В первом романе Некода Зингера «Билеты в кассе» (2006), воспроизводящем в фантазийноигровой манере эпизоды из детства и юности повествователя в Новосибирске 70-х, можно обнаружить некоторые элементы минорности, прежде всего русско-еврейскую тематику и маргинализацию языка (по большей части за счет диглоссии). Однако во втором романе «Черновики Иерусалима» (2013) они почти полностью исчезают. Роман состоит из воображаемых историй о путешествиях известных личностей в Иерусалим, а также якобы неопубликованных рукописей известных писателей, посвященных той же теме. Характер многокультурной, универсалистской литературной игры, свойственный этому роману, позволяет по-иному взглянуть и на первый роман, а именно вывести его из сферы коллективно-политического, а значит, и минорного. Оба романа представляют собой своего рода гетерогенные растворы мировой культуры: в первом она растворена в русско-еврейском советском менталитете, а во втором – в пространственно-временном континууме Иерусалима. Как следствие, в «Черновиках Иерусалима» происходит карнавальный переворот минорного и мажорного: различные культуры и литературы мира оказываются минорными составляющими фантазийной еврейско-иерусалимской мажорности. Как поясняет автор главный посыл своей книги, все города мира есть не что иное, как черновики Иерусалима. В этом замысле у Зингера нельзя не заметить не только сопутствующей, но и намеренной демаргинализации еврейского дискурса внутри иерусалимского текста. Иерусалим оказывается более реальным (или реализованным), чем остальные города, а его текст оказывается тем «распознанным образом», который выдает на выходе культурная «нейронная сеть» после того, как она обучается на «черновиках» отсеивать шумы и выбирать (или создавать) смыслы.
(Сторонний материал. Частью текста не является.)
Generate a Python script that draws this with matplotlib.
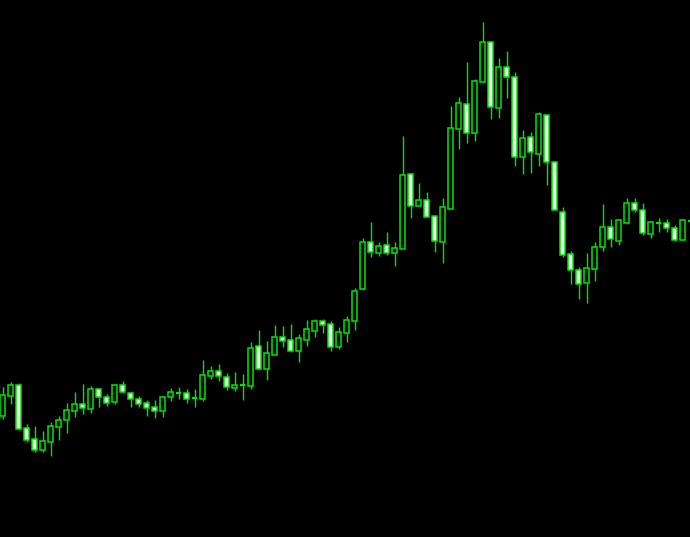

Так работает и третий роман Зингера «Мандрагоры» (2017), вдохновленный многолетними штудиями и переводами автора ивритской прессы в Земле Израиля в конце XIX века, публиковавшимися в интернет-издании Booknik.ru. Этот роман конструирует не существовавшую русско-израильскую литературу XIX века, как если бы она была мажорной или переводной, как бы не замечая того факта, что она написана русским языком.
Мысль Зингера, как и Юдсона и авторов, о которых речь пойдет ниже, опирается на неомодернистский эклектизм и на магический реализм, в то время как последний сливается с сетевым мышлением и историческим реализмом – попыткой заново актуализировать и воплотить исторические личности, пережить исторические события, как если бы они были сайтами в некой всемирной, полностью доступной для коммуникации, но все же магически неопределенной и непрозрачной, непредсказуемой и фрагментарной неокультурной сети.